SMRs and AMRs

Friday, June 15, 2007

THE CAMPAIGN AGAINST TERRORISM INTERNATIONAL TERRORISM MONITOR: PAPER NO.241

by B.Raman
South Asia Analysis Group

(Talk delivered on June 6, 2007 at the 21st Asia-Pacific Round Table at Kuala Lumpur)

There can be copybooks on physical security to prevent successful acts of terrorism and on crisis management after an act of terrorism. Such copybooks are of universal application and can be used against different kinds of terrorism. But, there can be no copybook on counter-terrorism, which is of universal application. Each kind of terrorism calls for a different counter-terrorism approach.

2. A counter-terrorist policy has to be distinguished from a counter-terrorism policy. A counter-terrorist policy deals with terrorism as a threat to national security. It seeks to prevent acts of terrorism through timely intelligence and effective physical security and reduce the consequences if prevention fails. It seeks to damage and destroy the capability of the terrorists to carry out acts of terrorism and, ultimately, make them realise that they cannot achieve their aims through terrorism. The formulation and execution of a counter-terrorist policy is largely the responsibility of the intelligence and security agencies, under the guidance of the political leadership.

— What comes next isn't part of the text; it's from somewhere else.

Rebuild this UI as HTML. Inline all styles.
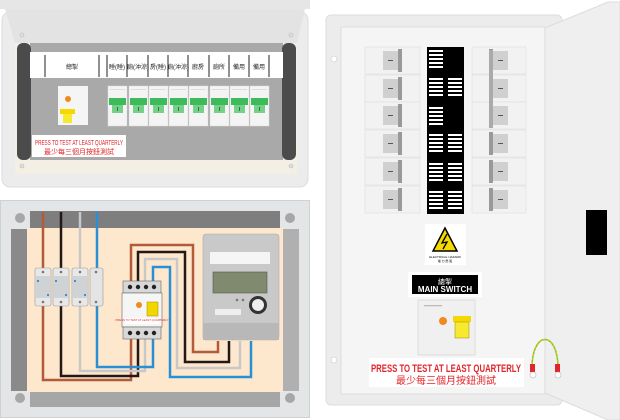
<!DOCTYPE html>
<html><head><meta charset="utf-8"><style>
html,body{margin:0;padding:0;background:#fff;width:620px;height:420px;overflow:hidden}
svg{display:block}
text{font-family:"Liberation Sans","Noto Sans CJK TC",sans-serif}
</style></head><body>
<svg width="620" height="420" viewBox="0 0 620 420" xmlns="http://www.w3.org/2000/svg">
<defs>
<g id="mcb"><rect x="0" y="0" width="19" height="40" fill="#f4f4f4" stroke="#ddd" stroke-width="0.5"/><rect x="1" y="12" width="17" height="7" fill="#3dbb5b"/><rect x="4" y="19" width="11" height="8" fill="#77d08a"/><rect x="9" y="21" width="1" height="4" fill="#2a7a3a"/><rect x="2" y="3" width="15" height="1" fill="#ddd"/></g>
<g id="brk"><rect x="0" y="0" width="55" height="27" fill="#f2f2f2" stroke="#ddd" stroke-width="0.6"/><rect x="18" y="4" width="15" height="19" fill="#d0d0d0"/><rect x="33" y="2" width="4" height="23" fill="#999"/><rect x="23" y="13" width="5" height="1" fill="#555"/></g>
<g id="brkR"><rect x="0" y="0" width="54" height="27" fill="#f2f2f2" stroke="#ddd" stroke-width="0.6"/><rect x="21" y="4" width="15" height="19" fill="#d0d0d0"/><rect x="17" y="2" width="4" height="23" fill="#999"/><rect x="26" y="13" width="5" height="1" fill="#555"/></g>
<g id="bars" fill="#fff"><rect x="0" y="0" width="14" height="2"/><rect x="0" y="4" width="14" height="2"/><rect x="0" y="8" width="14" height="2"/><rect x="0" y="12" width="14" height="2"/><rect x="0" y="16" width="14" height="2"/></g>
<g id="fuse"><rect x="0" y="0" width="16" height="38" rx="2" fill="#e8e8e8" stroke="#999" stroke-width="0.6"/><rect x="1" y="8" width="14" height="22" fill="#cfd3d6"/><circle cx="8" cy="4" r="1.3" fill="#777"/><circle cx="8" cy="34" r="1.3" fill="#777"/><rect x="2" y="12" width="2" height="2" fill="#3a8fd6"/><rect x="12" y="26" width="2" height="2" fill="#3a8fd6"/></g>
</defs>

<!-- TOP LEFT PANEL -->
<rect x="2" y="12" width="306" height="175" rx="8" fill="#ececec" stroke="#dcdcdc"/>
<rect x="15" y="29" width="282" height="145" fill="#f3efe4"/>
<rect x="0" y="0" width="310" height="9" fill="#e6e6e6"/>
<polygon points="5,9 305,9 297,43 15,43" fill="#e3e3e3"/>
<rect x="30" y="43" width="253" height="117" fill="#a9a9a9"/>
<rect x="17" y="43" width="14" height="117" rx="6" fill="#4b4b4b"/>
<rect x="282" y="43" width="14" height="117" rx="6" fill="#4b4b4b"/>
<rect x="30" y="52" width="253" height="26" fill="#fff"/>
<g stroke="#222" stroke-width="1"><line x1="45" y1="55" x2="45" y2="77"/><line x1="99" y1="55" x2="99" y2="77"/><line x1="107" y1="55" x2="107" y2="77"/><line x1="127" y1="55" x2="127" y2="77"/><line x1="148" y1="55" x2="148" y2="77"/><line x1="168" y1="55" x2="168" y2="77"/><line x1="188" y1="55" x2="188" y2="77"/><line x1="209" y1="55" x2="209" y2="77"/><line x1="229" y1="55" x2="229" y2="77"/><line x1="249" y1="55" x2="249" y2="77"/><line x1="269" y1="55" x2="269" y2="77"/></g>
<g font-size="6" fill="#222" text-anchor="middle"><text x="72" y="69">總掣</text><text x="117" y="69">睡(睡)</text><text x="138" y="69">廁(沖涼)</text><text x="158" y="69">房(睡)</text><text x="178" y="69">廁(沖涼)</text><text x="198" y="69">廚房</text><text x="219" y="69">廁所</text><text x="239" y="69">備用</text><text x="259" y="69">備用</text></g>
<rect x="58" y="86" width="30" height="39" fill="#f5f5f5"/>
<circle cx="68" cy="99" r="3" fill="#f08a1c"/>
<rect x="60" y="109" width="15" height="5" fill="#f5d800"/><rect x="63" y="114" width="9" height="9" fill="#f7e830"/>
<use href="#mcb" x="108" y="86"/><use href="#mcb" x="129" y="86"/><use href="#mcb" x="149" y="86"/><use href="#mcb" x="169" y="86"/><use href="#mcb" x="189" y="86"/><use href="#mcb" x="210" y="86"/><use href="#mcb" x="230" y="86"/><use href="#mcb" x="250" y="86"/>
<rect x="32" y="135" width="94" height="22" fill="#fff"/>
<text x="79" y="145" font-size="7" fill="#e0262b" text-anchor="middle" textLength="88" lengthAdjust="spacingAndGlyphs">PRESS TO TEST AT LEAST QUARTERLY</text>
<text x="79" y="154" font-size="7" fill="#e0262b" text-anchor="middle">最少每三個月按鈕測試</text>
<g fill="#ddd" stroke="#bbb" stroke-width="0.6"><circle cx="22" cy="35" r="2"/><circle cx="291" cy="35" r="2"/><circle cx="22" cy="166" r="2"/><circle cx="291" cy="166" r="2"/></g>

<!-- BOTTOM LEFT PANEL -->
<rect x="0.5" y="200.5" width="309" height="217" fill="#e3e5e7" stroke="#cfd2d5"/>
<rect x="30" y="211" width="250" height="17" fill="#7e7e7e"/>
<rect x="30" y="392" width="250" height="15" fill="#a6a6a6"/>
<rect x="11" y="229" width="16" height="162" fill="#8a8a8a"/>
<rect x="283" y="229" width="16" height="162" fill="#b0b0b0"/>
<rect x="27" y="228" width="256" height="164" fill="#fde8cd"/>
<g fill="#a7a7a7"><circle cx="20" cy="218" r="5"/><circle cx="290" cy="218" r="5"/><circle cx="20" cy="398" r="5"/><circle cx="290" cy="398" r="5"/></g>
<g fill="none" stroke-width="2.5">
<polyline points="43,212 43,380 131,380 131,245 193,245 193,352 218,352 218,341" stroke="#b35a3a"/>
<polyline points="61,212 61,376 138,376 138,252 185,252 185,362 229,362 229,341" stroke="#231815"/>
<polyline points="80,212 80,371 145,371 145,259 177,259 177,368 240,368 240,341" stroke="#c8c8c8"/>
<polyline points="97,212 97,367 153,367 153,267 170,267 170,377 251,377 251,341" stroke="#2b8fd6"/>
</g>
<use href="#fuse" x="35" y="268"/><use href="#fuse" x="53" y="268"/><use href="#fuse" x="72" y="268"/>
<rect x="90" y="268" width="13" height="38" rx="2" fill="#e4e4e4" stroke="#999" stroke-width="0.6"/><circle cx="96" cy="272" r="1.3" fill="#777"/><circle cx="96" cy="302" r="1.3" fill="#777"/>
<rect x="123" y="281" width="38" height="12" fill="#d8d8d8" stroke="#666" stroke-width="0.6"/>
<g fill="#222"><circle cx="130" cy="287" r="2.2"/><circle cx="138" cy="287" r="2.2"/><circle cx="146" cy="287" r="2.2"/><circle cx="154" cy="287" r="2.2"/><circle cx="130" cy="333" r="2.2"/><circle cx="138" cy="333" r="2.2"/><circle cx="146" cy="333" r="2.2"/><circle cx="154" cy="333" r="2.2"/></g>
<rect x="122" y="293" width="40" height="34" fill="#f5f5f5" stroke="#666" stroke-width="0.6"/>
<rect x="123" y="327" width="38" height="12" fill="#d8d8d8" stroke="#666" stroke-width="0.6"/>
<g fill="#222"><circle cx="130" cy="333" r="2.2"/><circle cx="138" cy="333" r="2.2"/><circle cx="146" cy="333" r="2.2"/><circle cx="154" cy="333" r="2.2"/></g>
<circle cx="139" cy="305" r="3" fill="#f08a1c"/>
<rect x="147" y="302" width="11" height="14" fill="#f2d600" stroke="#a08b00" stroke-width="0.5"/>
<rect x="125" y="318" width="34" height="6" fill="#fff"/>
<text x="142" y="321" font-size="2.8" fill="#e0262b" text-anchor="middle">PRESS TO TEST AT LEAST QUARTERLY</text>
<rect x="203" y="234" width="76" height="106" rx="3" fill="#c9c9c9" stroke="#aaa" stroke-width="0.6"/>
<rect x="203" y="323" width="76" height="17" fill="#b8b8b8"/>
<rect x="210" y="252" width="60" height="12" fill="#f5f5f5"/>
<rect x="213" y="272" width="54" height="21" fill="#7f8a6e" stroke="#555" stroke-width="0.6"/>
<rect x="215" y="309" width="26" height="6" fill="#eee"/>
<circle cx="237" cy="300" r="1.3" fill="#777"/><circle cx="243" cy="300" r="1.3" fill="#777"/>
<circle cx="258" cy="305" r="9" fill="#333"/><circle cx="258" cy="305" r="6" fill="#eee"/>

<!-- RIGHT PANEL -->
<rect x="326" y="15" width="236" height="390" rx="5" fill="#ececec" stroke="#ddd"/>
<rect x="341" y="27" width="204" height="367" fill="#f5f5f5" stroke="#ddd"/>
<polygon points="545,28 608,2 620,2 620,420 608,420 545,393" fill="#efefef" stroke="#dcdcdc"/>
<rect x="586" y="210" width="21" height="45" fill="#000"/>
<g fill="#fff" stroke="#ccc" stroke-width="0.6"><circle cx="334" cy="59" r="3"/><circle cx="334" cy="360" r="3"/></g>
<use href="#brk" x="365" y="47"/><use href="#brk" x="365" y="75"/><use href="#brk" x="365" y="102"/><use href="#brk" x="365" y="130"/><use href="#brk" x="365" y="158"/><use href="#brk" x="365" y="186"/>
<use href="#brkR" x="472" y="47"/><use href="#brkR" x="472" y="75"/><use href="#brkR" x="472" y="102"/><use href="#brkR" x="472" y="130"/><use href="#brkR" x="472" y="158"/><use href="#brkR" x="472" y="186"/>
<rect x="489" y="50" width="4" height="78" fill="#aaa"/>
<rect x="427" y="47" width="37" height="167" fill="#000"/>
<use href="#bars" x="429" y="50"/><use href="#bars" x="429" y="78"/><use href="#bars" x="448" y="78"/><use href="#bars" x="429" y="107"/>
<use href="#bars" x="429" y="134"/><use href="#bars" x="448" y="134"/><use href="#bars" x="429" y="163"/><use href="#bars" x="448" y="163"/><use href="#bars" x="429" y="191"/><use href="#bars" x="448" y="191"/>
<rect x="425" y="224" width="41" height="41" fill="#fff"/>
<polygon points="445,228 433,251 457,251" fill="#f5d800" stroke="#000" stroke-width="1.5"/>
<polyline points="447,234 442,243 447,242 443,249" fill="none" stroke="#000" stroke-width="1.3"/>
<text x="445" y="258" font-size="3" text-anchor="middle" fill="#000">ELECTRICAL HAZARD</text>
<text x="445" y="262" font-size="3" text-anchor="middle" fill="#000">電 力 危 險</text>
<rect x="408" y="272" width="74" height="25" fill="#fff"/>
<rect x="412" y="275" width="66" height="19" fill="#000"/>
<text x="445" y="284" font-size="7" fill="#fff" text-anchor="middle">總掣</text>
<text x="445" y="292" font-size="8" font-weight="bold" fill="#fff" text-anchor="middle">MAIN SWITCH</text>
<rect x="418" y="300" width="57" height="55" fill="#f0f0f0" stroke="#ddd"/>
<rect x="424" y="305" width="18" height="1.3" fill="#bbb"/>
<circle cx="443" cy="321" r="4" fill="#f08a1c"/>
<rect x="453" y="316" width="18" height="6" fill="#f5d800"/><rect x="455" y="322" width="14" height="16" fill="#f7e830" stroke="#a08b00" stroke-width="0.5"/>
<rect x="369" y="358" width="155" height="29" fill="#fff"/>
<text x="446" y="372" font-size="11" font-weight="bold" fill="#e0262b" text-anchor="middle" textLength="150" lengthAdjust="spacingAndGlyphs">PRESS TO TEST AT LEAST QUARTERLY</text>
<text x="446" y="384" font-size="10" fill="#e0262b" text-anchor="middle">最少每三個月按鈕測試</text>
<path d="M532,368 C532,330 558,330 558,368" fill="none" stroke="#8fc31f" stroke-width="1.5"/>
<path d="M532,368 C532,330 558,330 558,368" fill="none" stroke="#f2d600" stroke-width="0.6" stroke-dasharray="2 2"/>
<rect x="530" y="364" width="5" height="8" fill="#e0262b"/><rect x="555" y="364" width="5" height="8" fill="#e0262b"/>
<g fill="#fff" stroke="#bbb" stroke-width="0.6"><circle cx="533" cy="375" r="3"/><circle cx="558" cy="375" r="3"/></g>
</svg>
</body></html>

3. A counter-terrorism policy treats terrorism as a phenomenon with various dimensions----political, economic, social, ethnic, separatist, religious, sectarian etc. It seeks to address the various dimensions of the phenomenon at the levels of the State, the Government and the civil society, while giving the intelligence and security agencies the required resources and capabilities to deal with the threat posed by the phenomenon to national security. The formulation and execution of a counter-terrorism policy is largely the responsibility of the political leadership.